Everything about this album is an absolute, unqualified, unbridled delight. It’s four women who live in Boykin, Alabama, and take part in a quilting tradition that began in the 19th century. They sing while they quilt, and the songs are polished just as the needles are, through endless passes through the fabric of their lives. “Quilting is a healing,” says China Pettway, one of the four. “I think quilting and singing is healing for our soul.”

This is a recording made recently, but in analogue on a portable reel-to-reel Ampex 601. It’s the same equipment used to make all those field recordings—per the Lomaxes—that have formed the canon of North American folk music. Inconceivably, these women have never been recorded before now. But thanks to this, people all over the world will hear them, because this is the kind of recording that people are going to share, and rightly so. It’s joyful, humorous, mysterious, wise. As with the entire tradition of field recording, it’s like listening through a cosmic keyhole onto another reality. It’s hard not to think that it’s a better one, despite the pain that has informed the African-American signing traditions that it exemplifies.

The first track is the women—Mary Anne, China, Larine, and Nancy Pettway—just in the studio giggling and trying out some lines. It’s the perfect beginning to a perfect, moving, telling, important recording. Some of the songs will be familiar; others won’t be. Some are tantalizing, such as “Give Me My Flowers,” which bears some relation to the Carter’s “Give Me Roses While I Live” though it’s hard to put your finger on exactly what that relation might be.

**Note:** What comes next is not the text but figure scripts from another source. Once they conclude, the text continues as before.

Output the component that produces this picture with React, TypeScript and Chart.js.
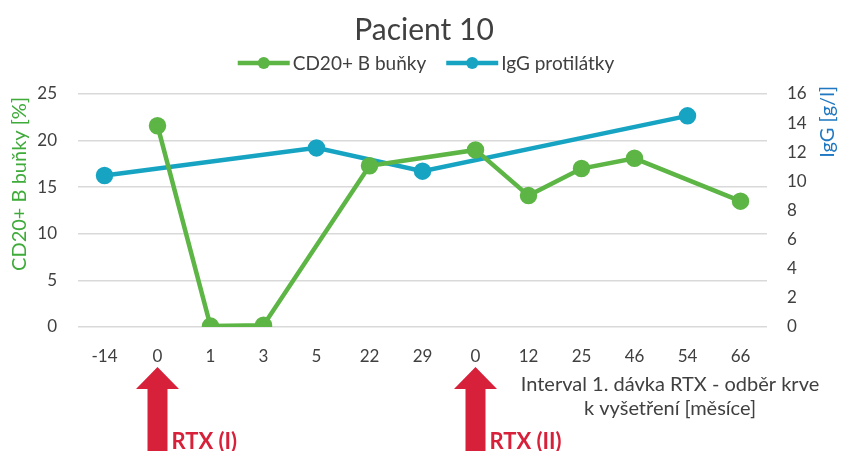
import React, { useEffect, useRef } from "react";
import { Chart, registerables } from "chart.js";

Chart.register(...registerables);

const categories = ["-14", "0", "1", "3", "5", "22", "29", "0", "12", "25", "46", "54", "66"];
const cd20Values: (number | null)[] = [null, 21.6, 0.1, 0.2, null, 17.3, null, 19.0, 14.1, 17.0, 18.1, null, 13.5];
const iggValues: (number | null)[] = [10.4, null, null, null, 12.3, null, 10.7, null, null, null, null, 14.5, null];
const rtxIndices = [1, 7];
const rtxLabels = ["RTX (I)", "RTX (II)"];
const leftTicks = [0, 5, 10, 15, 20, 25];
const rightTicks = [0, 2, 4, 6, 8, 10, 12, 14, 16];
const seriesNames = ["CD20+ B buňky", "IgG protilátky"];

const GREEN = "#5cb544";
const BLUE = "#17a4c3";
const RED = "#d7213a";
const TEXT = "#404040";
const FONT = "Lato, 'Open Sans', sans-serif";

const overlayPlugin = {
  id: "overlay",
  afterDraw(chart: any) {
    const { ctx, chartArea, scales } = chart;
    const x = scales.x;
    ctx.save();

    // title
    ctx.fillStyle = TEXT;
    ctx.textAlign = "center";
    ctx.textBaseline = "alphabetic";
    ctx.font = `30px ${FONT}`;
    ctx.fillText("Pacient 10", 424, 40);

    // legend
    ctx.font = `19px ${FONT}`;
    const colors = [GREEN, BLUE];
    const symW = 52;
    const gap = 3;
    const itemGap = 20;
    const widths = seriesNames.map((n) => ctx.measureText(n).width);
    const total = widths.reduce((a, w) => a + symW + gap + w, 0) + itemGap;
    let lx = 426 - total / 2;
    const ly = 63;
    seriesNames.forEach((n, i) => {
      ctx.strokeStyle = colors[i];
      ctx.lineWidth = 4.5;
      ctx.beginPath();
      ctx.moveTo(lx, ly);
      ctx.lineTo(lx + symW, ly);
      ctx.stroke();
      ctx.fillStyle = colors[i];
      ctx.beginPath();
      ctx.arc(lx + symW / 2, ly, 6, 0, Math.PI * 2);
      ctx.fill();
      ctx.fillStyle = TEXT;
      ctx.textAlign = "left";
      ctx.fillText(n, lx + symW + gap, 70);
      lx += symW + gap + widths[i] + itemGap;
    });

    // axis titles
    ctx.font = `20px ${FONT}`;
    ctx.textBaseline = "middle";
    ctx.fillStyle = "#3fab3a";
    ctx.save();
    ctx.translate(20, chartArea.top + 3);
    ctx.rotate(-Math.PI / 2);
    ctx.textAlign = "right";
    ctx.fillText("CD20+ B buňky [%]", 0, 0);
    ctx.restore();
    ctx.fillStyle = "#1f78c1";
    ctx.save();
    ctx.translate(828, chartArea.top - 8);
    ctx.rotate(-Math.PI / 2);
    ctx.textAlign = "right";
    ctx.fillText("IgG [g/l]", 0, 0);
    ctx.restore();

    // x-axis title
    ctx.fillStyle = TEXT;
    ctx.textAlign = "center";
    ctx.font = `20px ${FONT}`;
    ctx.fillText("Interval 1. dávka RTX - odběr krve", 670, 385);
    ctx.fillText("k vyšetření [měsíce]", 670, 409);

    // arrows
    rtxIndices.forEach((idx, i) => {
      const cx = x.getPixelForValue(idx);
      const tip = chartArea.bottom + 40;
      ctx.fillStyle = RED;
      ctx.beginPath();
      ctx.moveTo(cx, tip);
      ctx.lineTo(cx + 21.5, tip + 22);
      ctx.lineTo(cx + 10, tip + 22);
      ctx.lineTo(cx + 10, chart.height);
      ctx.lineTo(cx - 10, chart.height);
      ctx.lineTo(cx - 10, tip + 22);
      ctx.lineTo(cx - 21.5, tip + 22);
      ctx.closePath();
      ctx.fill();
      ctx.font = `bold 22px ${FONT}`;
      ctx.textAlign = "left";
      ctx.textBaseline = "alphabetic";
      ctx.fillText(rtxLabels[i], cx + 14, 449);
    });
    ctx.restore();
  },
};

export default function App() {
  const ref = useRef<HTMLCanvasElement>(null);
  useEffect(() => {
    document.body.style.margin = "0";
    const chart = new Chart(ref.current!, {
      type: "line",
      data: {
        labels: categories,
        datasets: [
          {
            label: seriesNames[0],
            data: cd20Values,
            borderColor: GREEN,
            backgroundColor: GREEN,
            borderWidth: 4.5,
            pointRadius: 6.5,
            pointHoverRadius: 6.5,
            spanGaps: true,
            yAxisID: "y",
          },
          {
            label: seriesNames[1],
            data: iggValues,
            borderColor: BLUE,
            backgroundColor: BLUE,
            borderWidth: 4.5,
            pointRadius: 6.5,
            pointHoverRadius: 6.5,
            spanGaps: true,
            yAxisID: "y1",
          },
        ],
      },
      options: {
        responsive: false,
        animation: false,
        layout: { padding: { left: 0, right: 0, top: 94, bottom: 84 } },
        plugins: {
          title: { display: false },
          legend: { display: false },
          tooltip: { enabled: false },
        },
        scales: {
          x: {
            offset: true,
            grid: { display: false, drawTicks: false, offset: true },
            border: { display: false },
            ticks: { color: TEXT, font: { family: FONT, size: 17 }, padding: 19 },
            afterFit: (s: any) => {
              s.height = 40;
            },
          },
          y: {
            position: "left",
            min: 0,
            max: 25,
            afterBuildTicks: (s: any) => {
              s.ticks = leftTicks.map((v) => ({ value: v }));
            },
            afterFit: (s: any) => {
              s.width = 78;
            },
            grid: { color: "#d9d9d9", lineWidth: 1.5, drawTicks: false },
            border: { display: false },
            ticks: { color: TEXT, font: { family: FONT, size: 17 }, padding: 21 },
          },
          y1: {
            position: "right",
            min: 0,
            max: 16,
            afterBuildTicks: (s: any) => {
              s.ticks = rightTicks.map((v) => ({ value: v }));
            },
            afterFit: (s: any) => {
              s.width = 76;
            },
            grid: { display: false, drawTicks: false },
            border: { display: false },
            ticks: { color: TEXT, font: { family: FONT, size: 17 }, padding: 20 },
          },
        },
      },
      plugins: [overlayPlugin],
    });
    return () => chart.destroy();
  }, []);
  return <canvas ref={ref} width={843} height={451} style={{ display: "block" }} />;
}
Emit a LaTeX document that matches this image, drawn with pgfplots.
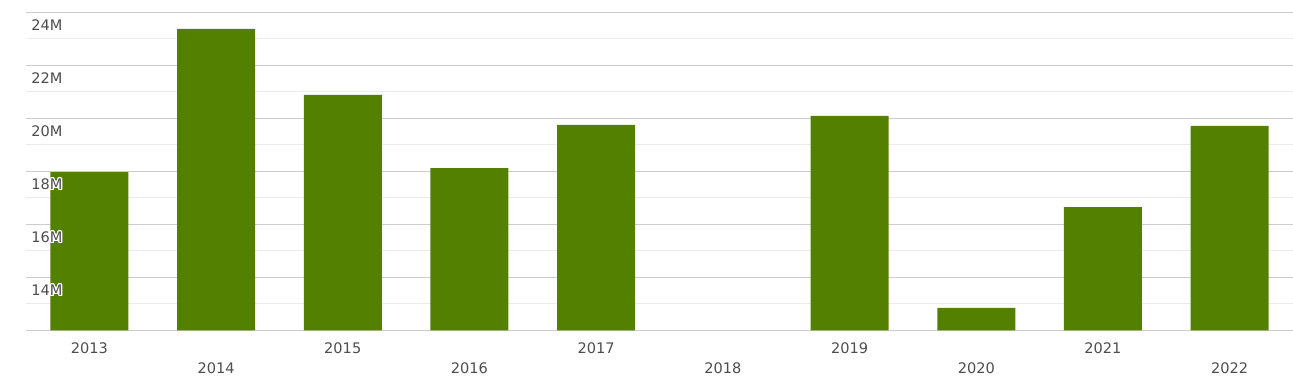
\documentclass[border=0pt]{standalone}
\usepackage{pgfplots}
\pgfplotsset{compat=1.18}
\usepackage{fontspec}
\setmainfont{DejaVu Sans}
\usepackage[copies]{contour}
\contourlength{0.6pt}
\contournumber{16}
\definecolor{barc}{HTML}{548000}
\definecolor{txt}{HTML}{4D4D4D}
\definecolor{majg}{HTML}{CCCCCC}
\definecolor{ming}{HTML}{EBEBEB}
\begin{document}
\fontsize{7.3}{8.5}\selectfont
\begin{tikzpicture}
\begin{axis}[
  set layers,
  at={(13.0bp,26.75bp)}, anchor=south west,
  scale only axis, width=633.5bp, height=159bp,
  xmin=-0.5, xmax=9.5, ymin=12, ymax=24,
  axis line style={draw=none},
  major tick length=0pt, minor tick length=0pt,
  ytick={12,14,...,24}, minor ytick={13,15,...,23},
  yticklabels={},
  ymajorgrids, yminorgrids,
  major grid style={majg, line width=0.5bp},
  minor grid style={ming, line width=0.5bp},
  xtick={0,2,4,6,8},
  xticklabels={2013,2015,2017,2019,2021},
  extra x ticks={1,3,5,7,9},
  extra x tick labels={2014,2016,2018,2020,2022},
  extra x tick style={grid=none, xticklabel style={yshift=-10bp}},
  xticklabel style={anchor=center, yshift=-9bp, text=txt, font=\fontsize{7.3}{8.5}\selectfont},
  /pgf/number format/assume math mode=true,
]
\addplot[ybar, bar width=39bp, bar shift=0pt, fill=barc, draw=none] coordinates {
  (0,17.98) (1,23.38) (2,20.89) (3,18.13) (4,19.76)
  (6,20.10) (7,12.85) (8,16.66) (9,19.72)
};
\addplot[draw=none, mark=none, on layer=axis foreground,
  point meta=explicit symbolic,
  nodes near coords={\contour{white}{\textcolor{txt}{\pgfplotspointmeta}}},
  every node near coord/.append style={anchor=west, inner sep=0pt, xshift=2.5bp, yshift=-6.75bp, font=\fontsize{7.3}{8.5}\selectfont},
] table[meta=lab] {
x y lab
-0.5 14 14M
-0.5 16 16M
-0.5 18 18M
-0.5 20 20M
-0.5 22 22M
-0.5 24 24M
};
\end{axis}
\pgfresetboundingbox
\path[use as bounding box] (0,0) rectangle (646.5bp,192bp);
\end{tikzpicture}
\end{document}
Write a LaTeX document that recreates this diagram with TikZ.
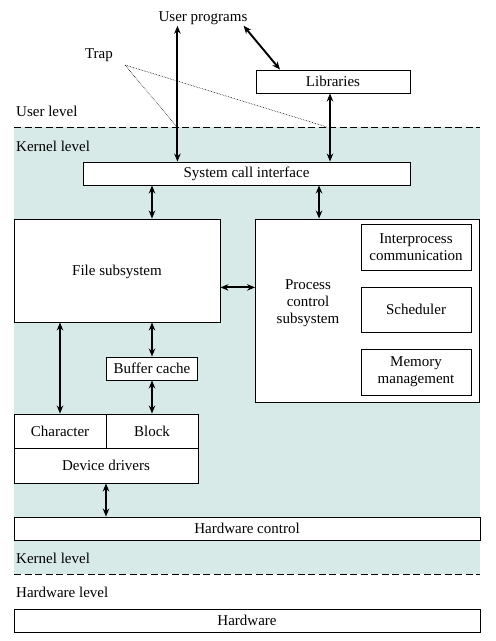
\documentclass[tikz,border=0pt]{standalone}
\usepackage{fontspec}
\setmainfont{Liberation Serif}
\usetikzlibrary{arrows.meta}
\definecolor{kernelbg}{RGB}{216,234,232}

\begin{document}
\begin{tikzpicture}
[x=1pt,y=-1pt,font=\fontsize{15}{17}\selectfont,
 box/.style={draw,fill=white,line width=0.9pt,inner sep=0pt,align=center},
 lvl/.style={anchor=west,inner sep=0pt},
 arr/.style={{Stealth[length=8pt,width=6.5pt]}-{Stealth[length=8pt,width=6.5pt]},line width=1.9pt},
 sep/.style={dash pattern=on 7pt off 3.5pt,line width=0.9pt}]
\useasboundingbox (0,0) rectangle (496,641);
% kernel band
\fill[kernelbg] (14,127) rectangle (480,574);
\draw[sep] (14,127) -- (480,127);
\draw[sep] (14,574) -- (480,574);
\node[lvl] (ulvl) at (16,111) {User level};
\node[lvl] (klvl) at (16,146) {Kernel level};
\node[lvl] (klvl2) at (16,558) {Kernel level};
\node[lvl] (hlvl) at (16,592) {Hardware level};
% user side
\node[inner sep=1pt] (up) at (203,18) {User programs};
\node[inner sep=1pt] (trap) at (99,55) {Trap};
\coordinate (trapfoot) at (125,65);
\coordinate (t1) at (177,127);
\coordinate (t2) at (327,127);
\node[box,minimum width=154pt,minimum height=23pt] (lib) at (333,81.5) {Libraries};
% kernel boxes
\node[box,minimum width=327pt,minimum height=23pt] (sci) at (246.5,173.5) {System call interface};
\node[box,minimum width=206pt,minimum height=103pt] (file) at (117,270.5) {};
\node (filelbl) at (117,272) {File subsystem};
\node[box,minimum width=224pt,minimum height=183pt] (proc) at (367.5,310.5) {};
\node[align=center,inner sep=0pt] (proclbl) at (308,303) {Process\\control\\subsystem};
\node[box,minimum width=110pt,minimum height=46pt] (ipc) at (416,247) {Interprocess\\communication};
\node[box,minimum width=110pt,minimum height=45pt] (sch) at (416,309.5) {Scheduler};
\node[box,minimum width=110pt,minimum height=46pt] (mem) at (416,372) {Memory\\management};
\node[box,minimum width=91pt,minimum height=23pt] (buf) at (152,368.5) {Buffer cache};
\node[box,minimum width=92pt,minimum height=34pt] (chr) at (60,431) {Character};
\node[box,minimum width=92pt,minimum height=34pt] (blk) at (152,431) {Block};
\node[box,minimum width=184pt,minimum height=35pt] (dev) at (106,465.5) {Device drivers};
\node[box,minimum width=466pt,minimum height=23pt] (hwc) at (247,528.5) {Hardware control};
\node[box,minimum width=466pt,minimum height=23pt] (hw) at (247,620.5) {Hardware};
% trap lines
\draw[densely dotted,line width=0.6pt] (t1) -- (trapfoot) -- (t2);
% connectors
\draw[arr] ([xshift=20pt]up.south west) -- ([xshift=20pt]up.south west |- sci.north);
\draw[arr] ([xshift=-5pt]up.south east) -- ([xshift=-53pt]lib.north);
\draw[arr] ([xshift=-3pt]lib.south) -- ([xshift=-3pt]lib.south |- sci.north);
\draw[arr] (buf.north |- sci.south) -- (buf.north |- file.north);
\draw[arr] ([xshift=64pt]proc.north west |- sci.south) -- ([xshift=64pt]proc.north west);
\draw[arr] ([yshift=-16.9pt]file.east) -- ([yshift=-16.9pt]file.east -| proc.west);
\draw[arr] (buf.north |- file.south) -- (buf.north);
\draw[arr] (buf.south) -- (blk.north);
\draw[arr] (chr.north |- file.south) -- (chr.north);
\draw[arr] (dev.south) -- (dev.south |- hwc.north);
\end{tikzpicture}
\end{document}
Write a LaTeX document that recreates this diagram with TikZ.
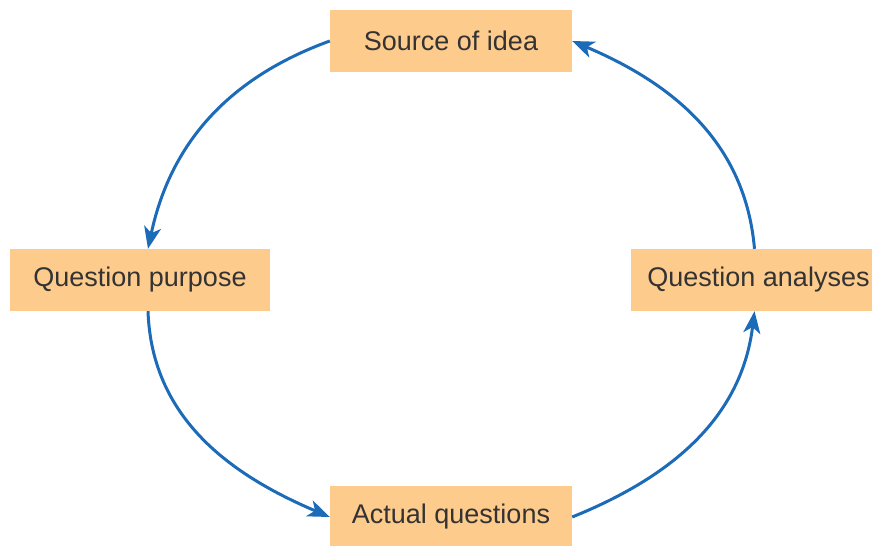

Did “Roses” come before “Flowers,” or was it the other way around? It’s likely a little bit of both. “This Little Light of Mine” is the song you know, but at a tangent, in a minor key, making the chestnut new in ways you wouldn’t expect possible. But there you go. You have to hear this. Please jot that down, and do it as soon as you have a chance: “Must hear this.”

Great is an overused word, but it’s great in the truest use of the term. There are a few challenges—this is a full meal, not a mid-day snack—though all efforts are rewarded. The physical copy is recommended, this for the book, the essays, and the photos that come within it. Jazz guitarist Bill Frizell writes that, “music … [is] a reminder to see, to look, to listen. The women of Gee’s Bend are the pure embodiment of this. I was there for only a few moments. They may not remember me, but I will never forget them. I am so thankful.” Which is what music is about, ultimately. Ephemeral moments that nevertheless have the power to connect us in meaningful, substantive, powerfully mysterious ways.

The quilting tradition of Gee’s bend is distinctive. The designs are often asymmetrical, improvisational, and replicating patterns that were informed by the type and quality of the materials to hand. The artistic heritage is unique to the region, with the relative isolation of the community granting it the space to develop and evolve in its own way.